New research into the effects of working during the night has found that shift work harms nurses in a number of ways, affecting not only their own well-being but also their ability to care for their patients.
Night Shift Work Harms Nurses By Inhibiting the Circadian Rhythm
Researchers at the University of Alabama conducted a recent study to determine how shift work affects female nurses. The study included a group of night shift nurses and a group of nurses assigned to day shifts to see how the different work schedules affected the health and performance of the nurses.
Over the nine-day period, researchers evaluated the core body temperatures of all of the nurses, as well as their locomotor activity functioning. Additionally, melatonin and cortisol levels were measured. Cortisol is a stress hormone, while melatonin is the hormone used by the body to regulate wakefulness and sleepiness.
Upon evaluating the data, the research team found that the core body temperature, locomotor activity, cortisol and melatonin levels were all affected in the night shift nurses. As a whole, these findings suggested that the circadian rhythm was adversely affected when the regular nighttime sleeping patterns of the night shift nurses, which they resumed on their days off, were disrupted. Since day shift and night shift nurses followed similar lifestyle patterns on their days off, the disruption in the circadian rhythm exhibited in the night shift nurses recurred each week.
This is important, because the circadian rhythm influences a number of biological functions, including hormone distribution. When the circadian rhythm is disrupted, the individual’s ability to stay awake and alert may be compromised. The opposite is also true: A disrupted circadian rhythm can cause sleep difficulties as night shift nurses try to get rest during the daylight hours.
More Adverse Health Effects Resulting from Night Shift Work
A disrupted circadian rhythm may also play a larger role in affecting one’s health. People who do night shift work have shown an increased likelihood of developing a variety of medical conditions, including becoming more apt to contract certain types of cancer. Heart disease, gastrointestinal problems and ulcers, obesity and metabolic issues are all also common among those who work night-shift schedules.
These increased health risks may have something to do with the higher triglyceride levels night shift employees exhibit in comparison to their day-shift counterparts. High triglyceride levels are partly to blame for high blood pressure, high blood glucose levels and excess gut fat. The poorer diets consumed by most night shift workers only serve to compound these health risks.
There has also been research that links exposure to artificial light in the late night hours to a higher risk of developing breast cancer. In a 2012 study, as many as 4.5 percent of breast cancer terminal diagnoses were linked to night shift work and the exposure to late-night light. Additional research suggested the risks were even higher for women who worked rotating overnight shifts or alternating 12-hour shifts. The risks of developing breast cancer for female nurses working irregular shifts increased when they remained on these schedules for four to five years or more.
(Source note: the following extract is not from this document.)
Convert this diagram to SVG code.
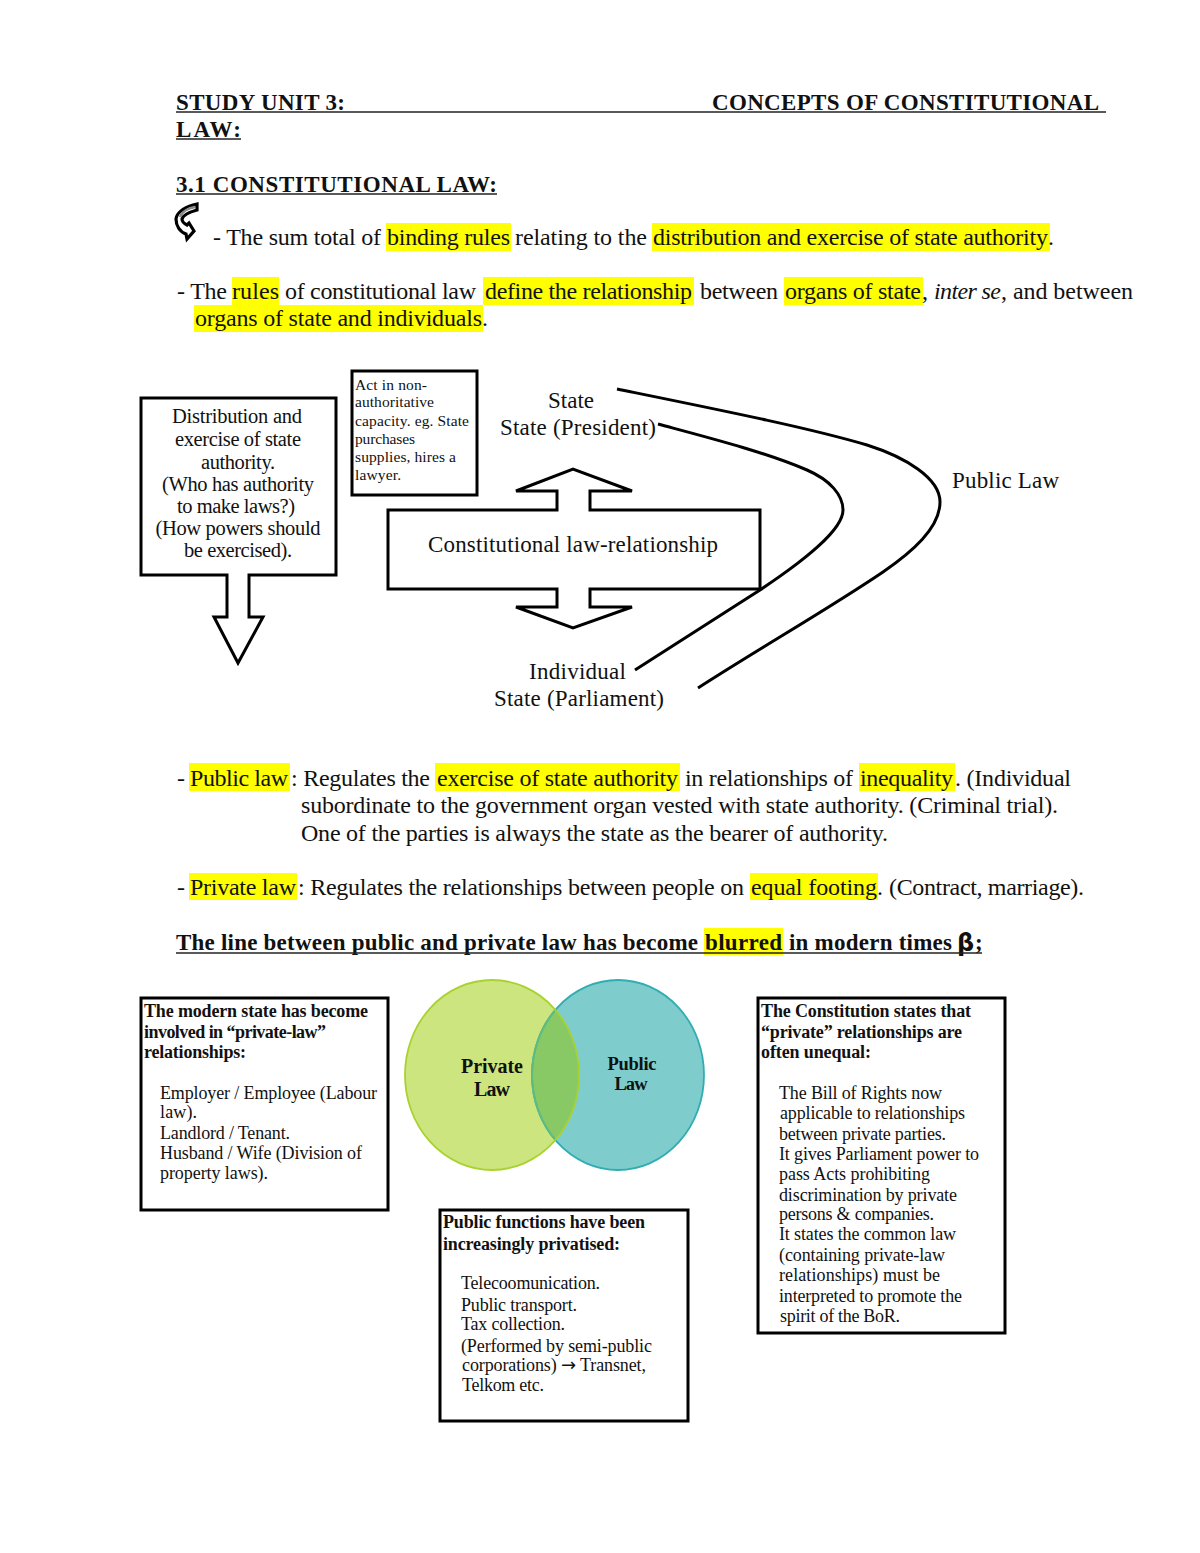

Some studies have found that emotional health is also affected by late-night shift work. Women who work overnight shifts are more likely to develop depression than day-shift nurses, suggesting night-shift work harms nurses psychologically. Due to their irregular schedules, night-shift nurses tend to be less social than day-shift nurses as well. This can lead to feelings of isolation, which may promote more severe depressive episodes. Working an overnight schedule is more likely to cause female nurses to feel disconnected from their loved ones, boosting their risk of losing touch with friends, partners and their children.
Night Shift Work Increases the Likelihood of Nursing Errors
In addition to the physical and emotional health hazards that shift work poses, another recent study found that the quality of work suffered in night-shift workers. Nurses working night shifts were found to make errors in administering medications more frequently than day-shift workers. A disrupted circadian rhythm can leave night shift nurses feeling fatigued and anxious, as well as inducing more frequent depressive episodes. These negative emotions can be distracting, causing overnight nurses to commit errors more frequently.
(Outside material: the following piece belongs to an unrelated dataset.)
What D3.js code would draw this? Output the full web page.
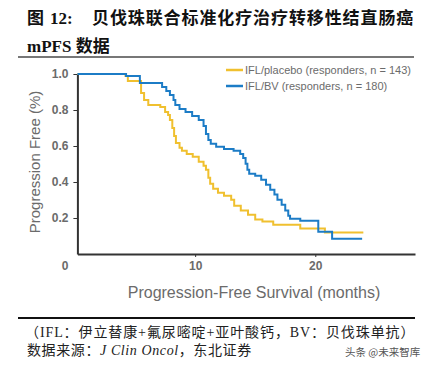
<!DOCTYPE html>
<html>
<head>
<meta charset="utf-8">
<script src="https://cdn.jsdelivr.net/npm/d3@7"></script>
<style>
  body { margin: 0; background: #fff; }
  svg { display: block; }
</style>
</head>
<body>
<svg id="chart" width="435" height="374"></svg>
<script>
// Kaplan-Meier steps: time (months) and survival after each drop
const placeboTimes = [0.2, 4.2, 4.4, 5.5, 5.75, 6.1, 7.1, 7.5, 7.75, 7.9, 8.1, 8.25, 8.4, 8.7, 8.9, 9.3, 9.8, 10.3, 10.7, 10.9, 11.1, 11.25, 11.5, 11.9, 12.4, 13.0, 13.25, 13.8, 14.4, 15.0, 15.6, 16.5, 18.75, 20.8, 24.0]
const placeboSurv = [1.0, 0.989, 0.961, 0.894, 0.856, 0.828, 0.817, 0.789, 0.772, 0.745, 0.7, 0.656, 0.617, 0.59, 0.573, 0.556, 0.54, 0.512, 0.49, 0.468, 0.424, 0.39, 0.362, 0.34, 0.323, 0.302, 0.268, 0.241, 0.218, 0.191, 0.18, 0.163, 0.141, 0.119, 0.119]

const bvTimes = [0.2, 4.25, 5.4, 7.25, 7.6, 7.9, 8.2, 8.35, 8.7, 9.2, 9.75, 10.3, 10.7, 10.9, 11.1, 11.3, 11.75, 12.4, 13.2, 13.75, 14.0, 14.2, 14.35, 14.5, 15.0, 15.5, 15.9, 16.25, 16.6, 16.85, 17.2, 17.5, 17.75, 17.9, 18.75, 20.25, 21.4, 23.9]
const bvSurv = [1.0, 0.989, 0.95, 0.928, 0.906, 0.883, 0.856, 0.828, 0.806, 0.789, 0.767, 0.745, 0.711, 0.667, 0.634, 0.612, 0.596, 0.584, 0.573, 0.556, 0.534, 0.501, 0.468, 0.446, 0.435, 0.412, 0.385, 0.357, 0.33, 0.302, 0.274, 0.241, 0.213, 0.196, 0.185, 0.124, 0.085, 0.085]

const seriesNames = ['IFL/placebo (responders, n = 143)', 'IFL/BV (responders, n = 180)']
const seriesColors = ['#f0c02f', '#1c7cc6']
const xTicks = [0, 10, 20]
const yTicks = [0.2, 0.4, 0.6, 0.8, 1.0]

const svg = d3.select('#chart')
const grey = '#6b6b6b'

svg.append('rect').attr('width', 435).attr('height', 374).attr('fill', '#fff')

// title block
const title = svg.append('text')
  .attr('y', 24)
  .style('font-family', '"Noto Sans CJK SC", sans-serif')
  .style('font-weight', 700)
  .style('font-size', '17px')
  .attr('fill', '#111')
title.append('tspan').attr('x', 27).text('图')
title.append('tspan').attr('x', 50)
  .style('font-family', '"Liberation Serif", serif').text('12:')
title.append('tspan').attr('x', 92).style('letter-spacing', '0.9px')
  .text('贝伐珠联合标准化疗治疗转移性结直肠癌')

const title2 = svg.append('text')
  .attr('x', 27).attr('y', 52)
  .style('font-weight', 700)
  .style('font-size', '17px')
  .attr('fill', '#111')
title2.append('tspan').style('font-family', '"Liberation Serif", serif').text('mPFS ')
title2.append('tspan').style('font-family', '"Noto Sans CJK SC", sans-serif').text('数据')

svg.append('line')
  .attr('x1', 18).attr('x2', 414).attr('y1', 57).attr('y2', 57)
  .attr('stroke', '#777').attr('stroke-width', 2)

// scales
const x = d3.scaleLinear().domain([0.2, 28.3]).range([77.4, 415])
const y = d3.scaleLinear().domain([0, 1]).range([254, 74])

// y axis
svg.append('g')
  .attr('transform', `translate(${x(0.2)},0)`)
  .call(d3.axisLeft(y).tickValues(yTicks).tickFormat(d3.format('.1f'))
    .tickSize(4).tickSizeOuter(0).tickPadding(5))
  .call(g => g.select('.domain').attr('stroke', '#333').attr('stroke-width', 2))
  .call(g => g.selectAll('.tick line').attr('stroke', '#333'))
  .selectAll('text')
  .style('font-family', '"Liberation Sans", Arial, sans-serif')
  .style('font-size', '12px')
  .style('font-weight', 700)
  .attr('fill', grey)

// x axis
const xAxis = svg.append('g')
  .attr('transform', `translate(0,${y(0)})`)
  .call(d3.axisBottom(x).tickValues(xTicks.filter(d => d > 0)).tickFormat(d3.format('d'))
    .tickSize(3).tickSizeOuter(0).tickPadding(4))
xAxis.select('.domain').attr('stroke', '#333').attr('stroke-width', 2)
xAxis.selectAll('.tick line').attr('stroke', '#333')
xAxis.selectAll('text')
  .style('font-family', '"Liberation Sans", Arial, sans-serif')
  .style('font-size', '12px')
  .style('font-weight', 700)
  .attr('fill', grey)

// the zero sits at the corner, left of the y axis
svg.append('text')
  .attr('x', x(0) - 10).attr('y', y(0) + 16)
  .attr('text-anchor', 'middle')
  .style('font-family', '"Liberation Sans", Arial, sans-serif')
  .style('font-size', '12px')
  .style('font-weight', 700)
  .attr('fill', grey)
  .text(xTicks[0])

// axis titles
svg.append('text')
  .attr('transform', 'translate(40,162) rotate(-90)')
  .attr('text-anchor', 'middle')
  .style('font-family', '"Liberation Sans", Arial, sans-serif')
  .style('font-size', '15px')
  .attr('fill', grey)
  .text('Progression Free (%)')

svg.append('text')
  .attr('x', 254).attr('y', 298)
  .attr('text-anchor', 'middle')
  .style('font-family', '"Liberation Sans", Arial, sans-serif')
  .style('font-size', '16px')
  .attr('fill', grey)
  .text('Progression-Free Survival (months)')

// survival curves
const line = d3.line()
  .x(d => x(d[0]))
  .y(d => y(d[1]))
  .curve(d3.curveStepAfter)

const series = [
  d3.zip(placeboTimes, placeboSurv),
  d3.zip(bvTimes, bvSurv)
]

svg.append('g')
  .selectAll('path')
  .data(series)
  .enter()
  .append('path')
  .attr('d', line)
  .attr('fill', 'none')
  .attr('stroke', (d, i) => seriesColors[i])
  .attr('stroke-width', 2)

// legend
const legend = svg.append('g')
  .selectAll('g')
  .data(seriesNames)
  .enter()
  .append('g')
  .attr('transform', (d, i) => `translate(226,${70 + i * 16})`)
legend.append('line')
  .attr('x1', 0).attr('x2', 17)
  .attr('stroke', (d, i) => seriesColors[i])
  .attr('stroke-width', 2.5)
legend.append('text')
  .attr('x', 19).attr('y', 4)
  .style('font-family', '"Liberation Sans", Arial, sans-serif')
  .style('font-size', '11px')
  .attr('fill', grey)
  .text(d => d)

// footer
svg.append('line')
  .attr('x1', 18).attr('x2', 415).attr('y1', 318).attr('y2', 318)
  .attr('stroke', '#111').attr('stroke-width', 2)

svg.append('text')
  .attr('x', 25).attr('y', 337)
  .style('font-family', '"Liberation Serif", "Noto Sans CJK SC", serif')
  .style('font-size', '14px')
  .style('letter-spacing', '0.9px')
  .attr('fill', '#222')
  .text('（IFL：伊立替康+氟尿嘧啶+亚叶酸钙，BV：贝伐珠单抗）')

const source = svg.append('text')
  .attr('x', 27).attr('y', 355)
  .style('font-family', '"Liberation Serif", "Noto Sans CJK SC", serif')
  .style('font-size', '14px')
  .style('letter-spacing', '0.6px')
  .attr('fill', '#222')
source.append('tspan').text('数据来源：')
source.append('tspan').style('font-style', 'italic').text('J Clin Oncol')
source.append('tspan').text('，东北证券')

svg.append('text')
  .attr('x', 345).attr('y', 356)
  .style('font-family', '"Noto Sans CJK SC", sans-serif')
  .style('font-size', '10.5px')
  .attr('fill', '#555')
  .text('头条 @未来智库')
</script>
</body>
</html>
According to this study, which was conducted at Egypt’s Oncology Center of Mansoura University, night-shift nurses administered medication at the wrong times 23.1 percent of the time. They administered the wrong medications with the same rate of error. When questioned about the frequency of errors, more than half of the nurses blamed a lack of sufficient sleep. The research team also found a higher rate of depression among the nurses responsible for committing the errors.
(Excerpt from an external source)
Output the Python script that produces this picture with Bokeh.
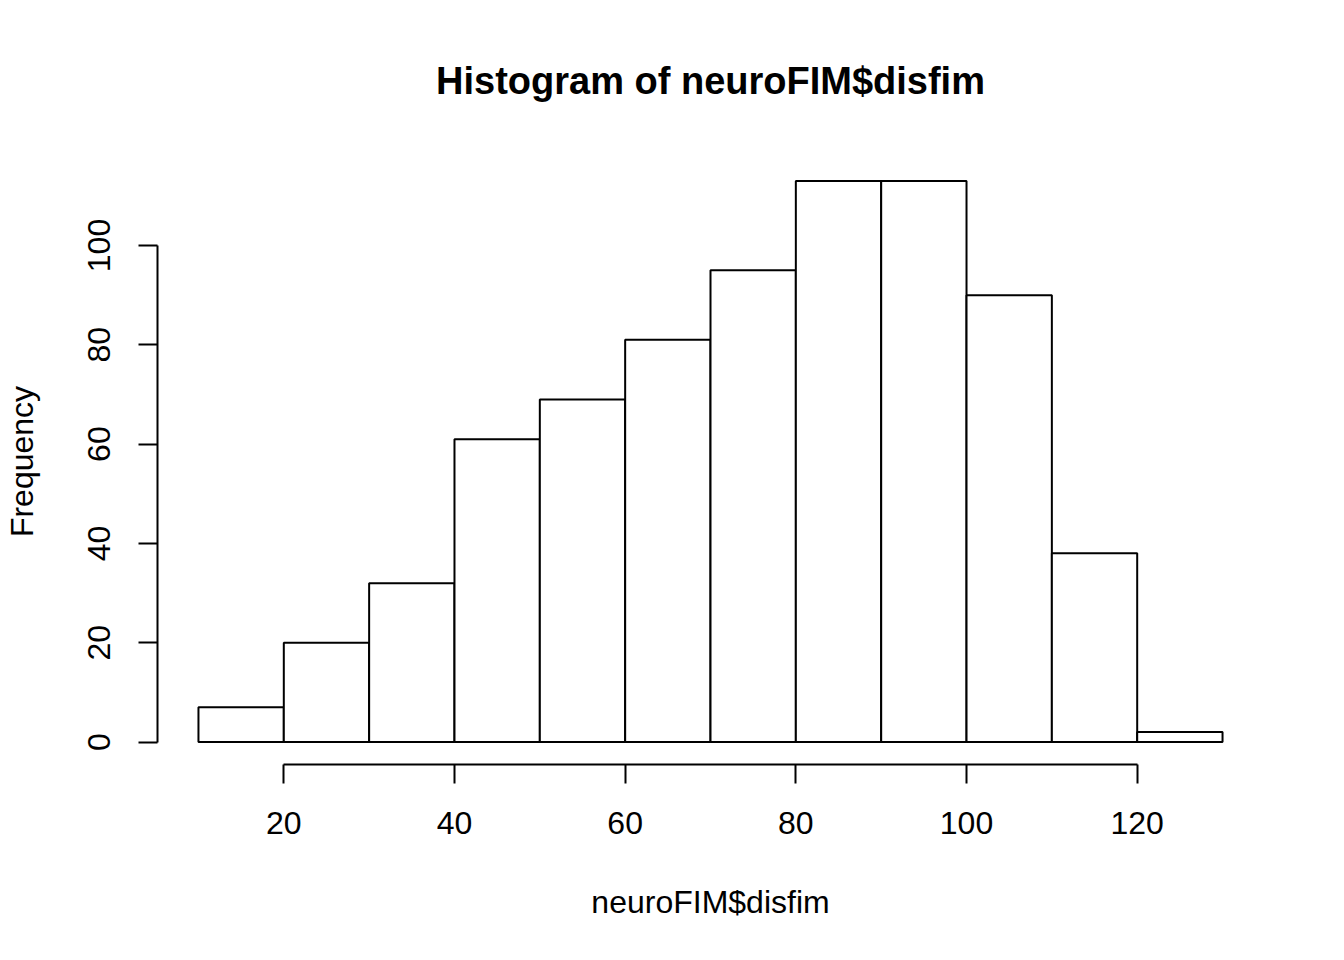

The rates of both depression and the medication errors were higher among nurses who worked irregular shifts. Nurses who worked at least four night shifts per week were at the highest risks for committing medication errors, and for suffering from depression. The researchers additionally found correlations that suggested nurses who took sleep medication to compensate for their irregular shift work were more prone to experience general fatigue and depression. Since depression and fatigue were strongly linked to medication errors on the job, the researchers concluded that sleep medications exacerbated the problem.
Better Support for Nurses
The comprehensive results of these recent studies indicate that the scheduling of nurses must be re-evaluated. When hospitals can find ways to provide better opportunities for quality sleep, and allow their nurses to work more regular hours, the health and performance of their nurses will improve. Since the importance the circadian rhythm plays in physical and mental health cannot be understated, helping nurses maintain a proper balance will keep them healthier, happier and more alert.